Question

Determine the quadrant(s) in which ( $$x, y$$ ) could be located.$$x+y=0, x \neq 0, y \neq 0$$

Answer

**step1** Understanding the problem's conditions

The problem gives us three conditions about two numbers, x and y, and asks us to find where a point (x, y) could be located.
The first condition is $$x+y=0$$.
The second condition is $$x \neq 0$$.
The third condition is $$y \neq 0$$.
We need to determine the quadrants where the point (x, y) can be found.

**step2** Analyzing the first condition: $$x+y=0$$

The condition $$x+y=0$$ means that when we add the number x and the number y, their sum is zero.
For this to happen, x and y must be opposite numbers.
For example, if x is a positive number like 5, then y must be a negative number like -5, because $$5 + (-5) = 0$$.
If x is a negative number like -3, then y must be a positive number like 3, because $$-3 + 3 = 0$$.
So, this condition tells us that x and y must always have different signs.

**step3** Considering the other conditions: $$x \neq 0, y \neq 0$$

The condition $$x \neq 0$$ means that x cannot be the number zero.
The condition $$y \neq 0$$ means that y cannot be the number zero.
These conditions simply confirm that our numbers x and y are not zero, which means they are either positive or negative. This fits with our understanding from step 2 that they must have opposite signs.

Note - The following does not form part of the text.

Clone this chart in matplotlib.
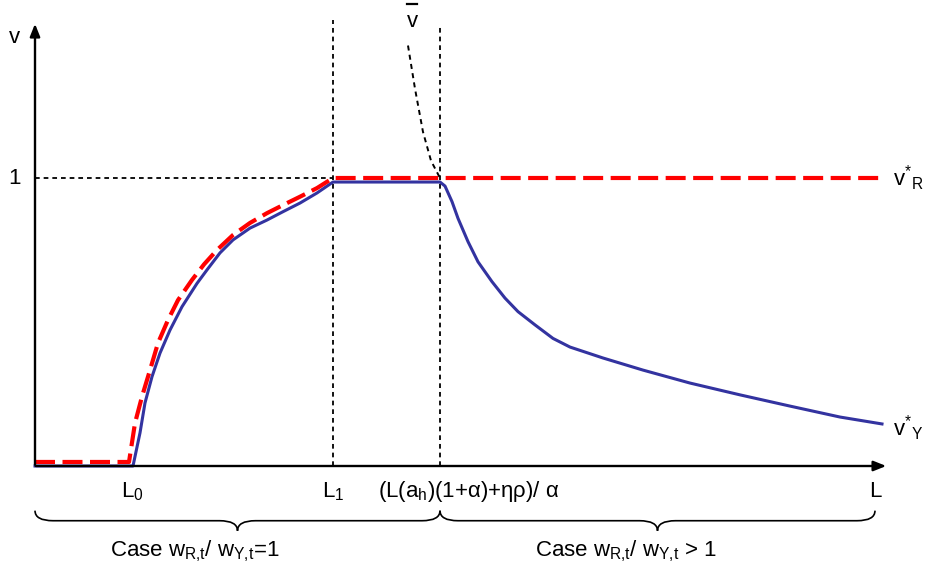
import matplotlib.pyplot as plt
from matplotlib.path import Path
from matplotlib.patches import PathPatch

plt.rcParams['font.family'] = ['Liberation Sans', 'DejaVu Sans']
plt.rcParams['mathtext.fontset'] = 'custom'
plt.rcParams['mathtext.rm'] = 'Liberation Sans'
plt.rcParams['mathtext.it'] = 'Liberation Sans'

# horizontal positions (L axis, origin at 0) and v values
L0 = 97
L1 = 298
L2 = 405
L_END = 847

red_x = [0, 94, 100, 107, 115, 123, 133, 143, 157, 169, 182, 198, 215, 232, 248, 265, 282, 298, L_END]
red_y = [0.014, 0.014, 0.149, 0.241, 0.333, 0.427, 0.507, 0.576, 0.646, 0.700, 0.750, 0.802,
         0.844, 0.878, 0.906, 0.935, 0.965, 1.0, 1.0]

blue_x = [0, 98, 105, 110, 117, 125, 135, 147, 162, 172, 185, 198, 215, 232, 248, 265, 282, 298,
          405, 410, 417, 423, 433, 443, 457, 470, 483, 500, 518, 535, 568, 608, 655, 705, 755,
          805, L_END]
blue_y = [0.0, 0.0, 0.115, 0.219, 0.310, 0.392, 0.472, 0.553, 0.634, 0.681, 0.740, 0.785, 0.826,
          0.854, 0.883, 0.913, 0.948, 0.986,
          0.986, 0.972, 0.918, 0.860, 0.779, 0.709, 0.640, 0.583, 0.536, 0.490, 0.443, 0.413,
          0.375, 0.333, 0.288, 0.247, 0.208, 0.170, 0.146]

vbar_x = [373, 380, 388, 396, 405]
vbar_y = [1.46, 1.31, 1.16, 1.06, 1.0]

fig = plt.figure(figsize=(9.25, 5.72), dpi=100)
ax = fig.add_axes([0, 0, 1, 1])
ax.set_xlim(-35, 890)
ax.set_ylim(-106 / 288, 466 / 288)
ax.axis('off')

# axes with arrows
ax.annotate('', xy=(0, 1.545), xytext=(0, -0.005),
            arrowprops=dict(arrowstyle='-|>,head_length=0.75,head_width=0.3', color='black', lw=1.7))
ax.annotate('', xy=(854, 0), xytext=(-2, 0),
            arrowprops=dict(arrowstyle='-|>,head_length=0.75,head_width=0.3', color='black', lw=1.7))

# guide lines
dash = (0, (2.6, 2.2))
ax.plot([0, L1], [1, 1], color='black', lw=1.3, ls=dash)
ax.plot([L1, L1], [0, 1.55], color='black', lw=1.3, ls=dash)
ax.plot([L2, L2], [0, 1.53], color='black', lw=1.3, ls=dash)
ax.plot(vbar_x, vbar_y, color='black', lw=1.4, ls=dash)

ax.plot(blue_x, blue_y, color='#3333a0', lw=2.2, solid_joinstyle='round')
ax.plot(red_x, red_y, color='#ff0000', lw=3.0, ls=(0, (4.8, 1.8)))

fs = 16
ax.text(-21, 1.488, 'v', fontsize=fs, ha='center', va='center')
ax.text(-20, 1.0, '1', fontsize=fs, ha='center', va='center')
ax.text(377, 1.545, 'v', fontsize=fs, ha='center', va='center')
ax.plot([372, 382], [1.605, 1.605], color='black', lw=1.6)
ax.text(858, 1.0, r'$\mathregular{v^{*}{}_{R}}$', fontsize=fs, ha='left', va='center')
ax.text(858, 0.13, r'$\mathregular{v^{*}{}_{Y}}$', fontsize=fs, ha='left', va='center')

ly = -0.09
ax.text(L0, ly, r'$\mathregular{L_0}$', fontsize=fs, ha='center', va='center')
ax.text(L1, ly, r'$\mathregular{L_1}$', fontsize=fs, ha='center', va='center')
ax.text(434, ly, r'$\mathregular{(L(a_h)(1{+}\alpha){+}\eta\rho)/\ \alpha}$', fontsize=fs,
        ha='center', va='center')
ax.text(840, ly, 'L', fontsize=fs, ha='center', va='center')


def brace(x0, x1, y, h, w=18):
    xm = (x0 + x1) / 2
    verts = [(x0, y + h), (x0, y), (x0 + w, y),
             (xm - w, y), (xm, y), (xm, y - h),
             (xm, y), (xm + w, y),
             (x1 - w, y), (x1, y), (x1, y + h)]
    codes = [Path.MOVETO, Path.CURVE3, Path.CURVE3,
             Path.LINETO, Path.CURVE3, Path.CURVE3,
             Path.CURVE3, Path.CURVE3,
             Path.LINETO, Path.CURVE3, Path.CURVE3]
    ax.add_patch(PathPatch(Path(verts, codes), fill=False, lw=1.2, color='black'))


brace(0, L2, -0.19, 0.035)
brace(L2, 840, -0.19, 0.035)

ax.text(160, -0.295, r'Case w$\mathregular{_{R{,}t}}$/ w$\mathregular{_{Y{,}t}}$=1', fontsize=fs,
        ha='center', va='center')
ax.text(591, -0.295, r'Case w$\mathregular{_{R{,}t}}$/ w$\mathregular{_{Y{,}t}}$ > 1', fontsize=fs,
        ha='center', va='center')

fig.savefig('out.png', dpi=100)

**step4** Understanding quadrants based on signs

The location of a point (x, y) on a coordinate plane is described by its signs. There are four main sections called quadrants:
* **Quadrant I**: In this quadrant, both the first number (x) and the second number (y) are positive. (Example: (2, 3))
* **Quadrant II**: In this quadrant, the first number (x) is negative, and the second number (y) is positive. (Example: (-2, 3))
* **Quadrant III**: In this quadrant, both the first number (x) and the second number (y) are negative. (Example: (-2, -3))
* **Quadrant IV**: In this quadrant, the first number (x) is positive, and the second number (y) is negative. (Example: (2, -3))

**step5** Determining the possible quadrants

From step 2, we know that x and y must have different signs. Let's look at the quadrants and see which ones match this rule:
* **Quadrant I (positive x, positive y)**: The signs are the same (both positive). This does not match our condition.
* **Quadrant II (negative x, positive y)**: The signs are different (negative and positive). This matches our condition!
* **Quadrant III (negative x, negative y)**: The signs are the same (both negative). This does not match our condition.
* **Quadrant IV (positive x, negative y)**: The signs are different (positive and negative). This matches our condition!
Therefore, based on the conditions $$x+y=0$$, $$x \neq 0$$, and $$y \neq 0$$, the point (x, y) could be located in Quadrant II or Quadrant IV.